While the federal “clearly established” standard dominates the landscape, states are not required to follow it for lawsuits brought under state constitutions. Several states have enacted their own civil rights statutes with different immunity rules. Colorado created a damages action against peace officers who violate state constitutional rights and specifically barred qualified immunity as a defense. New Mexico enacted a Civil Rights Act providing that no public official sued under the act may assert qualified immunity. New York City amended its administrative code to prohibit officers from raising qualified immunity in certain civil rights claims.

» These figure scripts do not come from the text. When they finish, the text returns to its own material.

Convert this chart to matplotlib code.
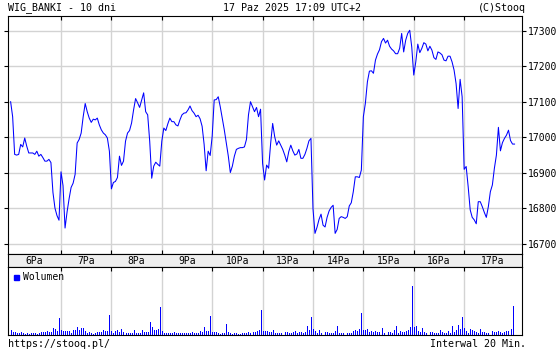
import numpy as np
import matplotlib
matplotlib.use("Agg")
import matplotlib.pyplot as plt

# notowania WIG_BANKI, interwal 20 min, po 25 punktow na sesje
p06 = [17100, 17058, 16952, 16950, 16952, 16980, 16973, 16998, 16975, 16956, 16956, 16956, 16952,
       16961, 16947, 16952, 16943, 16933, 16933, 16938, 16929, 16845, 16801, 16780, 16767]
p07 = [16903, 16864, 16745, 16790, 16827, 16859, 16871, 16896, 16984, 16994, 17012, 17058, 17095,
       17072, 17054, 17042, 17051, 17049, 17054, 17035, 17021, 17012, 17007, 16998, 16961]
p08 = [16855, 16873, 16876, 16887, 16947, 16921, 16933, 16989, 17012, 17019, 17040, 17077, 17109,
       17097, 17084, 17105, 17125, 17072, 17063, 16989, 16885, 16919, 16930, 16924, 16919]
p09 = [16989, 17026, 17019, 17038, 17054, 17044, 17044, 17035, 17032, 17049, 17063, 17068, 17069,
       17077, 17088, 17075, 17068, 17058, 17062, 17052, 17031, 16980, 16906, 16961, 16949]
p10 = [17003, 17105, 17106, 17114, 17086, 17054, 17021, 16984, 16947, 16901, 16919, 16947, 16966,
       16969, 16971, 16971, 16973, 16994, 17063, 17100, 17086, 17072, 17084, 17058, 17079]
p13 = [16927, 16880, 16922, 16913, 16983, 17039, 17002, 16978, 16990, 16978, 16966, 16950, 16931,
       16960, 16978, 16962, 16950, 16953, 16966, 16941, 16941, 16952, 16969, 16990, 16997]
p14 = [16800, 16730, 16747, 16769, 16784, 16753, 16748, 16775, 16793, 16803, 16809, 16730, 16741,
       16772, 16777, 16775, 16772, 16777, 16807, 16816, 16847, 16889, 16889, 16887, 16908]
p15 = [17058, 17096, 17156, 17186, 17187, 17180, 17217, 17234, 17246, 17269, 17278, 17265, 17273,
       17256, 17248, 17243, 17235, 17235, 17250, 17292, 17240, 17273, 17292, 17301, 17254]
p16 = [17175, 17212, 17262, 17238, 17250, 17266, 17262, 17243, 17256, 17245, 17224, 17219, 17240,
       17237, 17232, 17217, 17215, 17228, 17228, 17212, 17189, 17151, 17081, 17163, 17114]
p17 = [16910, 16918, 16861, 16796, 16775, 16768, 16757, 16819, 16819, 16805, 16789, 16775, 16805,
       16847, 16866, 16913, 16950, 17028, 16962, 16985, 16997, 17006, 17020, 16991, 16981, 16981]

# wolumen (jednostki umowne)
v06 = [15, 9, 9, 6, 6, 9, 6, 3, 6, 2, 6, 6, 6, 3, 6, 9, 9, 9, 12, 9, 9, 21, 18, 12, 51]
v07 = [15, 12, 12, 12, 12, 6, 15, 15, 24, 15, 21, 21, 12, 6, 9, 6, 3, 6, 9, 9, 9, 15, 12, 12, 60]
v08 = [12, 6, 12, 15, 9, 18, 9, 6, 6, 6, 6, 15, 6, 6, 6, 15, 9, 9, 9, 39, 24, 15, 15, 18, 84]
v09 = [12, 6, 6, 6, 6, 6, 9, 6, 6, 6, 6, 6, 6, 6, 6, 9, 6, 6, 6, 12, 9, 24, 12, 12, 57]
v10 = [9, 9, 9, 6, 3, 6, 6, 33, 9, 6, 3, 6, 6, 3, 3, 6, 6, 6, 9, 6, 9, 9, 12, 15, 75]
v13 = [12, 12, 12, 9, 9, 15, 6, 6, 6, 6, 0, 9, 9, 6, 6, 9, 12, 6, 9, 9, 6, 9, 27, 15, 54]
v14 = [18, 12, 6, 15, 6, 0, 9, 9, 6, 6, 6, 12, 27, 6, 6, 6, 0, 6, 6, 6, 12, 15, 12, 18, 66]
v15 = [15, 15, 18, 9, 12, 9, 12, 9, 9, 21, 6, 0, 9, 9, 6, 15, 27, 6, 12, 9, 9, 12, 15, 24, 147]
v16 = [24, 27, 12, 9, 21, 9, 6, 0, 9, 9, 6, 6, 6, 15, 9, 6, 6, 12, 6, 27, 9, 15, 30, 18, 54]
v17 = [21, 12, 6, 18, 15, 12, 9, 6, 18, 9, 9, 6, 6, 0, 12, 9, 9, 12, 9, 6, 9, 12, 12, 18, 87]

days = ['6Pa', '7Pa', '8Pa', '9Pa', '10Pa', '13Pa', '14Pa', '15Pa', '16Pa', '17Pa']
yticks = [16700, 16800, 16900, 17000, 17100, 17200, 17300]

price = np.array(p06 + p07 + p08 + p09 + p10 + p13 + p14 + p15 + p16 + p17)
vol = np.array(v06 + v07 + v08 + v09 + v10 + v13 + v14 + v15 + v16 + v17)
N = 25
xlo, xhi = -1.3, 253.7
bounds = [N * k for k in range(1, len(days))]

W, H = 560, 350
fig = plt.figure(figsize=(W / 100, H / 100), dpi=100)
mono = 'DejaVu Sans Mono'
blue = '#0000ff'
grid = '#d3d3d3'

def box(l, t, r, b):
    return [l / W, 1 - b / H, (r - l) / W, (b - t) / H]

ax = fig.add_axes(box(8, 16, 522, 254))
strip = fig.add_axes(box(8, 254, 522, 267))
axv = fig.add_axes(box(8, 267, 522, 335))

# wykres glowny
ax.plot(np.arange(len(price)), price, color=blue, lw=0.75)
ax.set_xlim(xlo, xhi)
ax.set_ylim(16672, 17341)
ax.set_yticks(yticks)
ax.set_xticks(bounds)
ax.set_xticklabels([])
for y in yticks:
    ax.axhline(y, color=grid, lw=1.0, zorder=0)
for x in bounds:
    ax.axvline(x, color=grid, lw=1.0, zorder=0)
ax.tick_params(axis='x', direction='in', top=True, bottom=True, length=3, width=0.8)
ax.tick_params(axis='y', direction='out', left=True, right=True, labelleft=False,
               labelright=True, length=3, width=0.8, labelsize=7, pad=1.5)
for lab in ax.get_yticklabels():
    lab.set_fontfamily(mono)

# pasek z datami
strip.set_facecolor('#eeeeee')
strip.set_xlim(xlo, xhi)
strip.set_ylim(0, 1)
strip.set_xticks([])
strip.set_yticks([])
edges = [xlo] + bounds + [xhi]
for k, d in enumerate(days):
    strip.text((edges[k] + edges[k + 1]) / 2, 0.45, d, ha='center', va='center',
               fontsize=7, family=mono)

# wolumen
axv.vlines(np.arange(len(vol)), 0, vol, colors=blue, lw=0.55, antialiased=False)
axv.set_xlim(xlo, xhi)
axv.set_ylim(0, 204)
axv.set_yticks([])
axv.set_xticks(bounds)
axv.set_xticklabels([])
axv.tick_params(axis='x', direction='in', top=True, bottom=False, length=3, width=0.8)
for x in bounds:
    axv.axvline(x, color=grid, lw=1.0, zorder=0)
fig.patches.append(plt.Rectangle((14 / W, 1 - 280 / H), 5 / W, 5 / H,
                                 color=blue, transform=fig.transFigure))
fig.text(23 / W, 1 - 277 / H, 'Wolumen', fontsize=7, family=mono, va='center')

for a in (ax, strip, axv):
    for s in a.spines.values():
        s.set_linewidth(0.8)

# naglowek i stopka
fig.text(8 / W, 1 - 8 / H, 'WIG_BANKI - 10 dni', fontsize=7.2, family=mono, va='center')
fig.text(292 / W, 1 - 8 / H, '17 Paz 2025 17:09 UTC+2', fontsize=7.2, family=mono,
         va='center', ha='center')
fig.text(526 / W, 1 - 8 / H, '(C)Stooq', fontsize=7.2, family=mono, va='center', ha='right')
fig.text(8 / W, 1 - 344 / H, 'https://stooq.pl/', fontsize=7.2, family=mono, va='center')
fig.text(526 / W, 1 - 344 / H, 'Interwal 20 Min.', fontsize=7.2, family=mono, va='center',
         ha='right')

fig.savefig('out.png', dpi=100)
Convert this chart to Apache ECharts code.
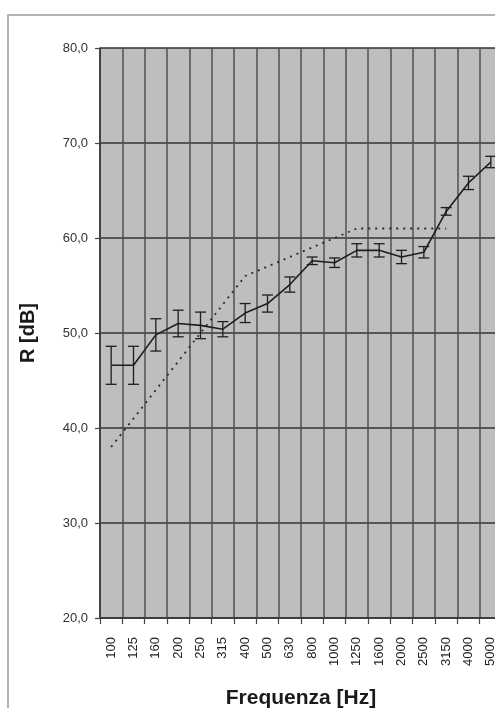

Other states have moved in the opposite direction. Iowa broadened the qualified immunity defense in 2021, extending immunity to individual officers and municipalities when the right at issue was not clearly established. Connecticut created a new cause of action for state constitutional violations but preserved a good-faith defense similar to qualified immunity. At the federal level, the Qualified Immunity Act of 2025 was introduced in the Senate in January 2025, seeking to give qualified immunity a statutory basis for law enforcement officers, but as of early 2026, the bill remains in committee.15Congress.gov. S.122 – Qualified Immunity Act of 2025 The landscape continues to shift, and the immunity available to an official increasingly depends on whether the claim is brought under federal or state law.